* [TASK REQUIREMENTS]:
Exactly as written, write out the lines below from the first to the one containing "width=133pt, minimum height=30pt]", inclusive. Pictures do not belong in the copy.

[start]

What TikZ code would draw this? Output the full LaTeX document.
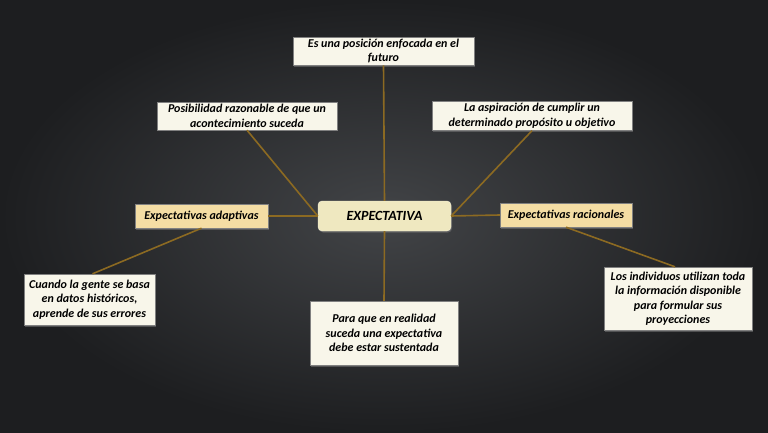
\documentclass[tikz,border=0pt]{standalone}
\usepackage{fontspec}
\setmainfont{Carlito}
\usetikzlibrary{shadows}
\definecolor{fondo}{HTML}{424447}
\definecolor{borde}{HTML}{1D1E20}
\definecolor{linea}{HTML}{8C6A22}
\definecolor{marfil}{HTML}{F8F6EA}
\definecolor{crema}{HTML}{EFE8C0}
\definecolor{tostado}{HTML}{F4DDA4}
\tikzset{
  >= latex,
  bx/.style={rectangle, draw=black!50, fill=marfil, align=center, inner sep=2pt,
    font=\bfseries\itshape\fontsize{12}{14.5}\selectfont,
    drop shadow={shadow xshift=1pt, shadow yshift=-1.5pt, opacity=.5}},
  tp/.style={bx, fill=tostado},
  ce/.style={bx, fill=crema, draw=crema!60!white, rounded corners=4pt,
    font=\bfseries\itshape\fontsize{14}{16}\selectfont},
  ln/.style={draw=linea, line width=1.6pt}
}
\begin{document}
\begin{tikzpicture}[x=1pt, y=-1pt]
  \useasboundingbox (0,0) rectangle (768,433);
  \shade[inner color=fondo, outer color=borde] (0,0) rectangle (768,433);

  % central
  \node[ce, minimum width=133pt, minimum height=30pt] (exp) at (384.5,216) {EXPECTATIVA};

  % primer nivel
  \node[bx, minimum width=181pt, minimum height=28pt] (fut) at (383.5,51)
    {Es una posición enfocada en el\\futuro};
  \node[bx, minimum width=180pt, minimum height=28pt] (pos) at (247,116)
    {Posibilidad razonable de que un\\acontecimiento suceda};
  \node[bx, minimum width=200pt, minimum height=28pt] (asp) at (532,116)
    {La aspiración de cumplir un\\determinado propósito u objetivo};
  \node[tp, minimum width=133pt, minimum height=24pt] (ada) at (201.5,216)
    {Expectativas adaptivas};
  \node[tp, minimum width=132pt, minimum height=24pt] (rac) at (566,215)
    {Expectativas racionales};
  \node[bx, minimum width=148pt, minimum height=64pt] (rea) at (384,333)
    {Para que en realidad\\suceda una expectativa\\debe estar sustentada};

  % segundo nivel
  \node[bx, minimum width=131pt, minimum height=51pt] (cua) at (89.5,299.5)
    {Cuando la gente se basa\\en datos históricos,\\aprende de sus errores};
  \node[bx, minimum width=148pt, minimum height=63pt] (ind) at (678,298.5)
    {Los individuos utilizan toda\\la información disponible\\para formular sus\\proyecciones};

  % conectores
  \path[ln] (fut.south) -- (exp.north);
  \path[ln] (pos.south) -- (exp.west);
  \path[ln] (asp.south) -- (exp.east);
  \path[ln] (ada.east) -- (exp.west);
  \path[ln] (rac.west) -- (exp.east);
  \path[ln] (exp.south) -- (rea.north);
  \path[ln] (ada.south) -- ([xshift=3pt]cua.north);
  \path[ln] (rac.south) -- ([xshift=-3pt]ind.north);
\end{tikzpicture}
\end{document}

[end]

* [COMPLETE ANSWER]:
What TikZ code would draw this? Output the full LaTeX document.
\documentclass[tikz,border=0pt]{standalone}
\usepackage{fontspec}
\setmainfont{Carlito}
\usetikzlibrary{shadows}
\definecolor{fondo}{HTML}{424447}
\definecolor{borde}{HTML}{1D1E20}
\definecolor{linea}{HTML}{8C6A22}
\definecolor{marfil}{HTML}{F8F6EA}
\definecolor{crema}{HTML}{EFE8C0}
\definecolor{tostado}{HTML}{F4DDA4}
\tikzset{
  >= latex,
  bx/.style={rectangle, draw=black!50, fill=marfil, align=center, inner sep=2pt,
    font=\bfseries\itshape\fontsize{12}{14.5}\selectfont,
    drop shadow={shadow xshift=1pt, shadow yshift=-1.5pt, opacity=.5}},
  tp/.style={bx, fill=tostado},
  ce/.style={bx, fill=crema, draw=crema!60!white, rounded corners=4pt,
    font=\bfseries\itshape\fontsize{14}{16}\selectfont},
  ln/.style={draw=linea, line width=1.6pt}
}
\begin{document}
\begin{tikzpicture}[x=1pt, y=-1pt]
  \useasboundingbox (0,0) rectangle (768,433);
  \shade[inner color=fondo, outer color=borde] (0,0) rectangle (768,433);

  % central
  \node[ce, minimum width=133pt, minimum height=30pt] (exp) at (384.5,216) {EXPECTATIVA};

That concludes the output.